- Born: April 17, 1971 (age 55)
- Other name: CHACO (pen name)
- Occupation: Manga Artist
- Notable work: No Gender! The Queer Life of an Intersex Manga Artist, At 30 I Realized I Had No Gender
- Spouse(s): IKKAN, Usaki Kou

= Shou Arai =

Japanese manga artist

Shou Arai (also spelled Shō Arai, Japanese: 新井 祥; born April 17, 1971) is an author and manga artist. He is known for his work relating to LGBTQI experiences including At 30, I Realized I Had No Gender and Gakkōde wa Oshiete Kurenai 'Sekumai' no Hanashi (English title: The Story of Sexual Minorities They Didn't Tell You In School). He also starred in Seibetsu ga, Nai! Intersex Mangaka no Queer na Hibi (English title: No Gender! The Queer Life of an Intersex Manga Artist), a documentary based on his life. Arai is an intersex transgender man.
==Works==

Arai focuses on personal stories in his works. When asked in an interview about the importance of representing a variety of people in manga and books, Arai responded, "Because I have a mind that rebels against the idea that 'the majority is the righteous one, so the minority should put up with it and conform to the majority.'"

In 2002, Arai released a book called カムアウト 胸取っちゃった日記 (translation: "Coming Out: Diary of Getting My Breasts Removed"). The book was released under the pen name CHACO and is about Arai's top surgery.
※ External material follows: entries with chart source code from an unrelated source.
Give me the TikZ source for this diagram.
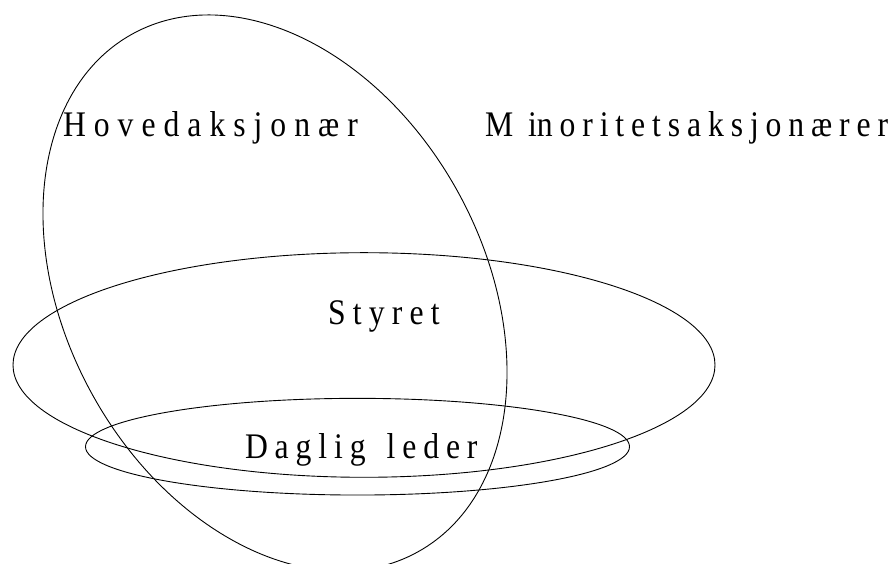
\documentclass[tikz,border=0pt]{standalone}
\usepackage{fontspec}
\setmainfont{Liberation Serif}
\newfontfamily\lblfont[FakeStretch=0.88]{Liberation Serif}
\usetikzlibrary{shapes.geometric}
\tikzset{
  ring/.style={draw=black, line width=0.9pt, ellipse, inner sep=0pt, outer sep=0pt},
  lbl/.style={inner sep=0pt, outer sep=0pt, anchor=base west, font=\lblfont\fontsize{36}{42}\selectfont}
}
\begin{document}
\begin{tikzpicture}[x=1pt,y=1pt]
\useasboundingbox (0,0) rectangle (895,564);
% tilted ellipse (Hovedaksjonaer)
\node[ring, minimum width=591.4pt, minimum height=418pt, rotate=-61.2] (hoved) at (275,271) {};
% wide ellipse (Styret)
\node[ring, minimum width=702pt, minimum height=224.6pt] (styret) at (364,199) {};
% small ellipse (Daglig leder)
\node[ring, minimum width=544pt, minimum height=96.7pt] (daglig) at (357.5,117.3) {};
% labels
\node[lbl] (thoved) at (63,427) {\spaceskip=8pt H o v e d a k s j o n æ r};
\node[lbl] (tminor) at (485,427) {\spaceskip=6.9pt M\kern8pt\ in o r i t e t s a k s j o n æ r e r};
\node[lbl] (tstyret) at (328,239) {\spaceskip=7.2pt S t y r e t};
\node[lbl] (tdaglig) at (245,105) {\spaceskip=6.9pt D a g l i g\kern14pt\ l e d e r};
\end{tikzpicture}
\end{document}
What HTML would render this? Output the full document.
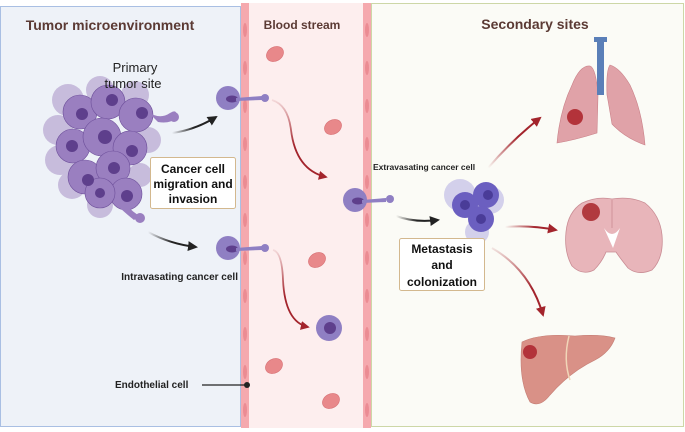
<!DOCTYPE html>
<html><head><meta charset="utf-8"><style>
html,body{margin:0;padding:0;background:#fff;}
svg{display:block;font-family:"Liberation Sans",sans-serif;}
</style></head><body>
<svg width="685" height="432" viewBox="0 0 685 432" xmlns="http://www.w3.org/2000/svg">
<defs>
<marker id="ab" viewBox="0 0 10 10" refX="8" refY="5" markerWidth="5" markerHeight="5" orient="auto"><path d="M0,0L10,5L0,10z" fill="#222"/></marker>
<marker id="ar" viewBox="0 0 10 10" refX="8" refY="5" markerWidth="5" markerHeight="5" orient="auto"><path d="M0,0L10,5L0,10z" fill="#a3242c"/></marker>
<linearGradient id="gb" x1="0" y1="0" x2="1" y2="0"><stop offset="0" stop-color="#222" stop-opacity="0"/><stop offset="0.5" stop-color="#222"/></linearGradient>
<linearGradient id="gr" x1="0" y1="0" x2="0" y2="1"><stop offset="0" stop-color="#a3242c" stop-opacity="0.1"/><stop offset="0.6" stop-color="#a3242c"/></linearGradient>
<linearGradient id="gr2" x1="0" y1="1" x2="1" y2="0"><stop offset="0" stop-color="#a3242c" stop-opacity="0"/><stop offset="0.6" stop-color="#a3242c"/></linearGradient>
<linearGradient id="gr3" x1="0" y1="0" x2="1" y2="0"><stop offset="0" stop-color="#a3242c" stop-opacity="0"/><stop offset="0.6" stop-color="#a3242c"/></linearGradient>
</defs>
<rect x="0.5" y="6.5" width="240" height="420" fill="#eef2f8" stroke="#a9bfe3"/>
<rect x="241" y="3" width="130" height="425" fill="#fdeeee"/>
<rect x="371.5" y="3.5" width="312" height="423" fill="#fbfbf6" stroke="#cdd7a7"/>
<rect x="241" y="3" width="8" height="425" fill="#f5a9ae"/>
<rect x="363" y="3" width="8" height="425" fill="#f5a9ae"/>
<g fill="#e9858d" opacity="0.8">
<ellipse cx="245" cy="30" rx="2" ry="7"/><ellipse cx="245" cy="68" rx="2" ry="7"/><ellipse cx="245" cy="106" rx="2" ry="7"/><ellipse cx="245" cy="144" rx="2" ry="7"/><ellipse cx="245" cy="182" rx="2" ry="7"/><ellipse cx="245" cy="220" rx="2" ry="7"/><ellipse cx="245" cy="258" rx="2" ry="7"/><ellipse cx="245" cy="296" rx="2" ry="7"/><ellipse cx="245" cy="334" rx="2" ry="7"/><ellipse cx="245" cy="372" rx="2" ry="7"/><ellipse cx="245" cy="410" rx="2" ry="7"/>
<ellipse cx="367" cy="30" rx="2" ry="7"/><ellipse cx="367" cy="68" rx="2" ry="7"/><ellipse cx="367" cy="106" rx="2" ry="7"/><ellipse cx="367" cy="144" rx="2" ry="7"/><ellipse cx="367" cy="182" rx="2" ry="7"/><ellipse cx="367" cy="220" rx="2" ry="7"/><ellipse cx="367" cy="258" rx="2" ry="7"/><ellipse cx="367" cy="296" rx="2" ry="7"/><ellipse cx="367" cy="334" rx="2" ry="7"/><ellipse cx="367" cy="372" rx="2" ry="7"/><ellipse cx="367" cy="410" rx="2" ry="7"/>
</g>
<text x="110" y="30" font-size="14" font-weight="bold" fill="#5b3a34" text-anchor="middle">Tumor microenvironment</text>
<text x="302" y="29" font-size="12" font-weight="bold" fill="#5b3a34" text-anchor="middle">Blood stream</text>
<text x="535" y="29" font-size="14" font-weight="bold" fill="#5b3a34" text-anchor="middle">Secondary sites</text>
<g fill="#e8888a" stroke="#d87276" stroke-width="0.6">
<ellipse cx="275" cy="54" rx="9" ry="7" transform="rotate(-30 275 54)"/>
<ellipse cx="333" cy="127" rx="9" ry="7" transform="rotate(-30 333 127)"/>
<ellipse cx="317" cy="260" rx="9" ry="7" transform="rotate(-30 317 260)"/>
<ellipse cx="274" cy="366" rx="9" ry="7" transform="rotate(-30 274 366)"/>
<ellipse cx="331" cy="401" rx="9" ry="7" transform="rotate(-30 331 401)"/>
</g>
<!-- tumor mass -->
<g>
<g fill="#c7bcdc">
<circle cx="68" cy="100" r="16"/><circle cx="58" cy="130" r="15"/><circle cx="60" cy="160" r="15"/><circle cx="72" cy="185" r="14"/><circle cx="100" cy="205" r="13"/><circle cx="135" cy="95" r="14"/><circle cx="148" cy="140" r="13"/><circle cx="100" cy="90" r="14"/><circle cx="140" cy="175" r="12"/>
</g>
<g fill="#9a7fc0" stroke="#6d4f9a" stroke-width="0.6">
<circle cx="80" cy="112" r="17"/><circle cx="108" cy="102" r="17"/><circle cx="136" cy="115" r="17"/><circle cx="73" cy="146" r="17"/><circle cx="102" cy="137" r="19"/><circle cx="130" cy="148" r="17"/><circle cx="85" cy="177" r="17"/><circle cx="113" cy="168" r="17"/><circle cx="126" cy="194" r="16"/><circle cx="100" cy="193" r="15"/>
</g>
<path d="M148 112 Q160 120 170 113 Q178 108 176 118 Q170 124 158 122 Z" fill="#9a7fc0"/>
<circle cx="174" cy="117" r="5" fill="#9a7fc0"/>
<path d="M126 204 Q132 212 140 216 L134 220 Q124 212 118 206Z" fill="#9a7fc0"/>
<circle cx="140" cy="218" r="5" fill="#9a7fc0"/>
<g fill="#5e3f8c">
<circle cx="82" cy="114" r="6"/><circle cx="112" cy="100" r="6"/><circle cx="142" cy="113" r="6"/><circle cx="72" cy="146" r="6"/><circle cx="105" cy="137" r="7"/><circle cx="132" cy="151" r="6"/><circle cx="88" cy="180" r="6"/><circle cx="114" cy="168" r="6"/><circle cx="127" cy="196" r="6"/><circle cx="100" cy="193" r="5"/>
</g>
</g>
<text x="135" y="72" font-size="13" fill="#222" text-anchor="middle">Primary</text>
<text x="133" y="88" font-size="13" fill="#222" text-anchor="middle">tumor site</text>
<g>
<circle cx="228" cy="98" r="12" fill="#8f7fc3"/><ellipse cx="232" cy="99" rx="6" ry="3.5" fill="#5e3f8c"/>
<path d="M236 98 L262 96 L262 100 L236 101Z" fill="#8f7fc3"/><circle cx="265" cy="98" r="4" fill="#8f7fc3"/>
<circle cx="228" cy="248" r="12" fill="#8f7fc3"/><ellipse cx="232" cy="249" rx="6" ry="3.5" fill="#5e3f8c"/>
<path d="M236 248 L262 246 L262 250 L236 251Z" fill="#8f7fc3"/><circle cx="265" cy="248" r="4" fill="#8f7fc3"/>
<circle cx="355" cy="200" r="12" fill="#8f7fc3"/><ellipse cx="358" cy="201" rx="6" ry="3.5" fill="#5e3f8c"/>
<path d="M362 200 L386 198 L386 202 L362 203Z" fill="#8f7fc3"/><circle cx="390" cy="199" r="4" fill="#8f7fc3"/>
<circle cx="329" cy="328" r="13" fill="#8f7fc3"/><circle cx="330" cy="328" r="6" fill="#5e3f8c"/>
</g>
<g>
<circle cx="460" cy="195" r="16" fill="#c9c6e8" opacity="0.8"/><circle cx="490" cy="200" r="14" fill="#c9c6e8" opacity="0.8"/><circle cx="477" cy="232" r="12" fill="#c9c6e8" opacity="0.8"/>
<circle cx="465" cy="205" r="13" fill="#6b5fc0"/><circle cx="486" cy="195" r="13" fill="#6b5fc0"/><circle cx="481" cy="219" r="13" fill="#6b5fc0"/>
<circle cx="465" cy="205" r="5" fill="#4a3c98"/><circle cx="488" cy="195" r="5" fill="#4a3c98"/><circle cx="481" cy="219" r="5" fill="#4a3c98"/>
</g>
<path d="M172 133 Q195 130 216 117" fill="none" stroke="url(#gb)" stroke-width="2" marker-end="url(#ab)"/>
<path d="M148 232 Q170 244 196 247" fill="none" stroke="url(#gb)" stroke-width="2" marker-end="url(#ab)"/>
<path d="M396 216 Q415 223 438 220" fill="none" stroke="url(#gb)" stroke-width="2" marker-end="url(#ab)"/>
<path d="M272 100 Q288 105 291 130 Q296 170 326 177" fill="none" stroke="url(#gr)" stroke-width="1.8" marker-end="url(#ar)"/>
<path d="M273 250 Q282 252 283 280 Q285 322 308 327" fill="none" stroke="url(#gr)" stroke-width="1.8" marker-end="url(#ar)"/>
<path d="M488 168 Q512 140 540 118" fill="none" stroke="url(#gr2)" stroke-width="2" marker-end="url(#ar)"/>
<path d="M505 227 Q530 225 556 230" fill="none" stroke="url(#gr3)" stroke-width="2" marker-end="url(#ar)"/>
<path d="M492 248 Q530 270 543 315" fill="none" stroke="url(#gr)" stroke-width="2" marker-end="url(#ar)"/>
<!-- lungs -->
<g>
<path d="M590 66 Q580 65 572 85 Q560 110 557 143 Q575 140 597 133 L598 95 Q596 68 590 66Z" fill="#e0a2a8" stroke="#c98088" stroke-width="0.6"/>
<path d="M610 65 Q620 68 630 85 Q642 110 645 145 Q625 138 612 124 Q608 100 607 95 Q606 70 610 65Z" fill="#e0a2a8" stroke="#c98088" stroke-width="0.6"/>
<rect x="597" y="40" width="7" height="55" fill="#5a7fb8"/>
<rect x="594" y="37" width="13" height="5" fill="#5a7fb8"/>
<circle cx="575" cy="117" r="8" fill="#b3333a"/>
</g>
<!-- brain -->
<g>
<path d="M582 203 Q597 196 612 199 Q630 196 645 203 Q660 215 662 235 Q664 258 652 270 Q638 276 628 268 Q620 258 616 252 L606 252 Q602 262 594 270 Q582 276 572 266 Q564 252 566 232 Q568 212 582 203Z" fill="#e8b5ba" stroke="#c98c94" stroke-width="0.8"/>
<path d="M612 200 L612 228" stroke="#c98c94" stroke-width="0.8"/>
<path d="M604 228 Q612 240 620 228 L613 248Z" fill="#fff"/>
<circle cx="591" cy="212" r="9" fill="#b13a3f"/>
</g>
<!-- liver -->
<g>
<path d="M522 342 Q540 333 575 336 Q600 334 615 338 Q610 352 595 360 Q570 372 550 395 Q540 408 530 402 Q518 380 522 342Z" fill="#d99187" stroke="#c47d74" stroke-width="0.6"/>
<path d="M569 336 Q563 360 570 380" stroke="#f1d6b8" stroke-width="1.5" fill="none"/>
<circle cx="530" cy="352" r="7" fill="#b3333a"/>
</g>
<rect x="150.5" y="157.5" width="85" height="51" rx="2" fill="#fff" stroke="#d3b88e"/>
<text x="193" y="173" font-size="12" font-weight="bold" fill="#111" text-anchor="middle">Cancer cell</text>
<text x="193" y="188" font-size="12" font-weight="bold" fill="#111" text-anchor="middle">migration and</text>
<text x="193" y="203" font-size="12" font-weight="bold" fill="#111" text-anchor="middle">invasion</text>
<rect x="399.5" y="238.5" width="85" height="52" rx="2" fill="#fff" stroke="#d3b88e"/>
<text x="442" y="253" font-size="12" font-weight="bold" fill="#111" text-anchor="middle">Metastasis</text>
<text x="442" y="269" font-size="12" font-weight="bold" fill="#111" text-anchor="middle">and</text>
<text x="442" y="286" font-size="12" font-weight="bold" fill="#111" text-anchor="middle">colonization</text>
<text x="373" y="170" font-size="8.5" font-weight="bold" fill="#222">Extravasating cancer cell</text>
<text x="238" y="280" font-size="10" font-weight="bold" fill="#222" text-anchor="end">Intravasating cancer cell</text>
<text x="115" y="388" font-size="10" font-weight="bold" fill="#222">Endothelial cell</text>
<line x1="202" y1="385" x2="246" y2="385" stroke="#222" stroke-width="1.2"/>
<circle cx="247" cy="385" r="3" fill="#222"/>
</svg>
</body></html>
Arai created a four panel essay manga called Seibetsu ga, Nai!, separate from the similarly named documentary he starred in. This manga was first published in 2005. Volume 15 was published in 2015. Arai also created Change H (2009-2013), a manga about a boy turning into a girl and a girl turning into a boy, and Yuzu no Koto (2018), a manga about a girl's best friend changing gender.

Arai is the subject of the documentary No Gender! The Queer Life of an Intersex Manga Artist. This documentary was crowdfunded through Motion Gallery and raised 1,973,800 yen (18,000 USD) out of its 4 million yen (37,000 USD) goal. The Story of Sexual Minorities They Didn't Tell You In School, is a manga answering questions about sexual minorities and exploring Arai's life experiences. It was released in preparation for the documentary. The documentary itself was released in Japan on July 28, 2018.

On June 13, 2023, Arai's manga At 30, I Realized I Had No Gender was published. It is an autobiographical manga describing typical challenges faced by LGBTQIA+ people in Japan and aging as a queer person. Rebecca Silverman from Anime News Network describes it as an "open, frank, and honest discussion that sticks with you."
==Personal life==
Arai is a former sex worker. He experienced hormone irregularities in his teens that would make him shift from masculine to feminine. Arai developed masculine facial hair, and by age 30 had an enlarged clitoris and masculine body hair. He lived as a woman until age 30. During his time living as a woman, he married the voice actor IKKAN. The two later divorced amicably. Arai moved from Tokyo to Nagoya. He went on to transition to living as a man at age 30. Also at age 30, he discovered through chromosomal testing that he is intersex. In 2020, he married Usaki Kou, a boys' love mangaka and his former assistant.